SIEGE OF BÉZIERS
Typographic StudyThis bilingual (Latin/English) typographic study commemorates the siege and subsequent slaughter of the French city of Béziers by the papal army of Innocent III on July 22, 1209, during the Albigensian Crusade.
Innocent III became obsessed with the growing influence of a religious sect known as Catharism, which refused to recognize the authority of Rome and whose leaders included women as well as men. He declared the Cathars to be heretics that needed to convert or be eliminated. When the French king Philippe II refused to become involved, Innocent took matters into his own hands, declaring a “crusade” against the Cathars (also called Albigensians because of their concentration in the town of Albi) in the Languedoc region of southern France.

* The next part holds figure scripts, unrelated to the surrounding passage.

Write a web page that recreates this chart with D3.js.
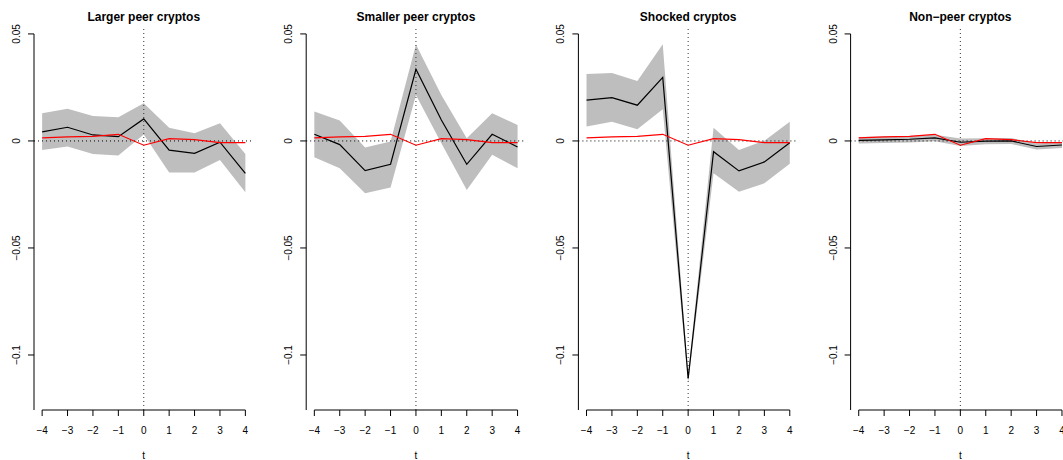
<!DOCTYPE html>
<html>
<head>
<meta charset="utf-8">
<script src="https://cdn.jsdelivr.net/npm/d3@7"></script>
<style>
body { margin: 0; background: #fff; }
text { font-family: "Liberation Sans", Arial, sans-serif; }
</style>
</head>
<body>
<script>
// event time
var t = [-4, -3, -2, -1, 0, 1, 2, 3, 4];

var titles = ["Larger peer cryptos", "Smaller peer cryptos", "Shocked cryptos", "Non\u2212peer cryptos"];

// estimates (black) and confidence band per panel
var est_larger  = [0.0042, 0.0064, 0.0028, 0.0020, 0.0103, -0.0043, -0.0058, -0.0006, -0.0151];
var up_larger   = [0.0129, 0.0151, 0.0117, 0.0111, 0.0176, 0.0062, 0.0036, 0.0083, -0.0061];
var lo_larger   = [-0.0042, -0.0026, -0.0061, -0.0068, 0.0030, -0.0148, -0.0148, -0.0089, -0.0240];

var est_smaller = [0.0031, -0.0017, -0.0139, -0.0109, 0.0335, 0.0098, -0.0109, 0.0031, -0.0028];
var up_smaller  = [0.0137, 0.0095, -0.0031, -0.0003, 0.0451, 0.0215, 0.0013, 0.0129, 0.0075];
var lo_smaller  = [-0.0076, -0.0128, -0.0244, -0.0218, 0.0215, -0.0011, -0.0229, -0.0065, -0.0128];

var est_shocked = [0.0191, 0.0202, 0.0167, 0.0297, -0.1110, -0.0050, -0.0140, -0.0098, -0.0008];
var up_shocked  = [0.0313, 0.0318, 0.0280, 0.0452, -0.1090, 0.0062, -0.0042, 0.0001, 0.0090];
var lo_shocked  = [0.0067, 0.0090, 0.0055, 0.0148, -0.1130, -0.0151, -0.0237, -0.0198, -0.0107];

var est_nonpeer = [0.0003, 0.0005, 0.0008, 0.0014, -0.0006, -0.0001, 0.0000, -0.0026, -0.0019];
var up_nonpeer  = [0.0018, 0.0021, 0.0023, 0.0029, 0.0012, 0.0013, 0.0014, -0.0012, -0.0005];
var lo_nonpeer  = [-0.0012, -0.0010, -0.0007, -0.0001, -0.0024, -0.0016, -0.0014, -0.0040, -0.0033];

// market benchmark (red), same in every panel
var market = [0.0014, 0.0019, 0.0021, 0.0031, -0.0020, 0.0011, 0.0006, -0.0008, -0.0008];

var y_ticks = [0.05, 0, -0.05, -0.1];
var y_labels = ["0.05", "0", "\u22120.05", "\u22120.1"];

var est = [est_larger, est_smaller, est_shocked, est_nonpeer];
var up = [up_larger, up_smaller, up_shocked, up_nonpeer];
var lo = [lo_larger, lo_smaller, lo_shocked, lo_nonpeer];

window.onload = function() {

var w = 1063;
var h = 460;

var svg = d3.select("body")
    .append("svg")
    .attr("width", w)
    .attr("height", h);

var step = 272.2;
var pw = 219.5;
var top = 29, bottom = 410;

var y = d3.scaleLinear().domain([-0.1257, 0.0523]).range([bottom, top]);

var draw_panel = function(i) {
    var left = 34 + i * step;
    var x = d3.scaleLinear().domain([-4.32, 4.32]).range([left, left + pw]);
    var g = svg.append("g");

    // band
    var area = d3.area()
        .x(function(d, k) { return x(t[k]); })
        .y0(function(d, k) { return y(lo[i][k]); })
        .y1(function(d) { return y(d); });
    g.append("path")
        .datum(up[i])
        .attr("d", area)
        .attr("fill", "#bebebe");

    // reference lines
    g.append("line")
        .attr("x1", left).attr("x2", left + pw)
        .attr("y1", y(0)).attr("y2", y(0))
        .attr("stroke", "#000").attr("stroke-dasharray", "1,3");
    g.append("line")
        .attr("x1", x(0)).attr("x2", x(0))
        .attr("y1", top).attr("y2", bottom)
        .attr("stroke", "#333").attr("stroke-dasharray", "1,3");

    var line = d3.line()
        .x(function(d, k) { return x(t[k]); })
        .y(function(d) { return y(d); });

    g.append("path")
        .datum(est[i])
        .attr("d", line)
        .attr("fill", "none")
        .attr("stroke", "#000")
        .attr("stroke-width", 1.2);

    g.append("path")
        .datum(market)
        .attr("d", line)
        .attr("fill", "none")
        .attr("stroke", "#ff0000")
        .attr("stroke-width", 1.2);

    // x axis
    g.append("line")
        .attr("x1", x(-4)).attr("x2", x(4))
        .attr("y1", bottom).attr("y2", bottom)
        .attr("stroke", "#000");
    t.forEach(function(v) {
        g.append("line")
            .attr("x1", x(v)).attr("x2", x(v))
            .attr("y1", bottom).attr("y2", bottom + 6)
            .attr("stroke", "#000");
        g.append("text")
            .attr("x", x(v)).attr("y", 434)
            .attr("text-anchor", "middle")
            .attr("font-size", 10)
            .text(v < 0 ? "\u2212" + (-v) : String(v));
    });
    g.append("text")
        .attr("x", left + pw / 2).attr("y", 459)
        .attr("text-anchor", "middle")
        .attr("font-size", 10)
        .text("t");

    // y axis
    g.append("line")
        .attr("x1", left).attr("x2", left)
        .attr("y1", y(0.05)).attr("y2", bottom)
        .attr("stroke", "#000");
    y_ticks.forEach(function(v, k) {
        g.append("line")
            .attr("x1", left - 6).attr("x2", left)
            .attr("y1", y(v)).attr("y2", y(v))
            .attr("stroke", "#000");
        g.append("text")
            .attr("transform", "translate(" + (left - 14) + "," + y(v) + ") rotate(-90)")
            .attr("text-anchor", "middle")
            .attr("font-size", 10)
            .text(y_labels[k]);
    });

    // title
    g.append("text")
        .attr("x", left + pw / 2).attr("y", 21)
        .attr("text-anchor", "middle")
        .attr("font-size", 12)
        .attr("font-weight", "bold")
        .text(titles[i]);
}

for (var i = 0; i < 4; i++) {
    draw_panel(i);
}

}
</script>
</body>
</html>
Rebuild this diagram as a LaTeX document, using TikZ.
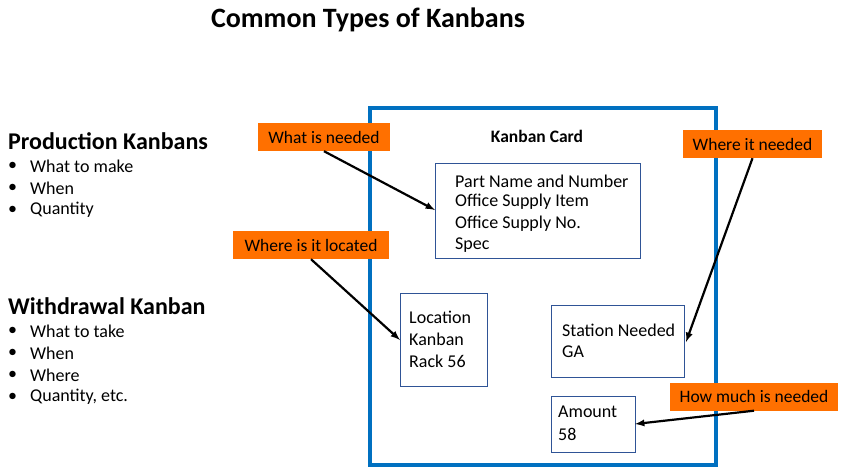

To this end, Innocent sent a large armed force of mercenaries to Béziers with the intent of seizing the Cathars, and, conveniently, the surrounding land as well. The force was commanded by Simon de Montfort, with Arnaud Amaury, the Abbot of Cîteaux and founder of the Cistercian order of monks, serving as papal legate and “spiritual advisor”.
The Catholic inhabitants of Béziers refused the Pope’s demand that they turn over their Cathar neighbours (approximately 200 out of a city of 20,000) to Montfort’s forces. The city was prepared for a long siege; however, the defenders allowed themselves to be baited by the taunts of a group of ruffians and camp followers from the forces of the besiegers, and opened the gates of the city to attack them. As they did so, the Crusaders forced their way through the gates and into the city, which was taken within an hour.
It was at this point that Arnaud Amaury, when asked by one of his knights as to how they were to distinguish the Christians from the heretics, uttered his infamous response, Caedite eos! Novit enim Dominus qui sunt eius!, which translates as: Kill them all! God will know his own!
By the dawn of that same day, every church, home and shed in the town was ablaze; and nearly every one of its estimated 20,000 inhabitants put to the sword—7,000 of them in the Church of the Madeleine alone. In a letter to the Pope, Amaury wrote “the workings of divine vengeance have been wondrous”.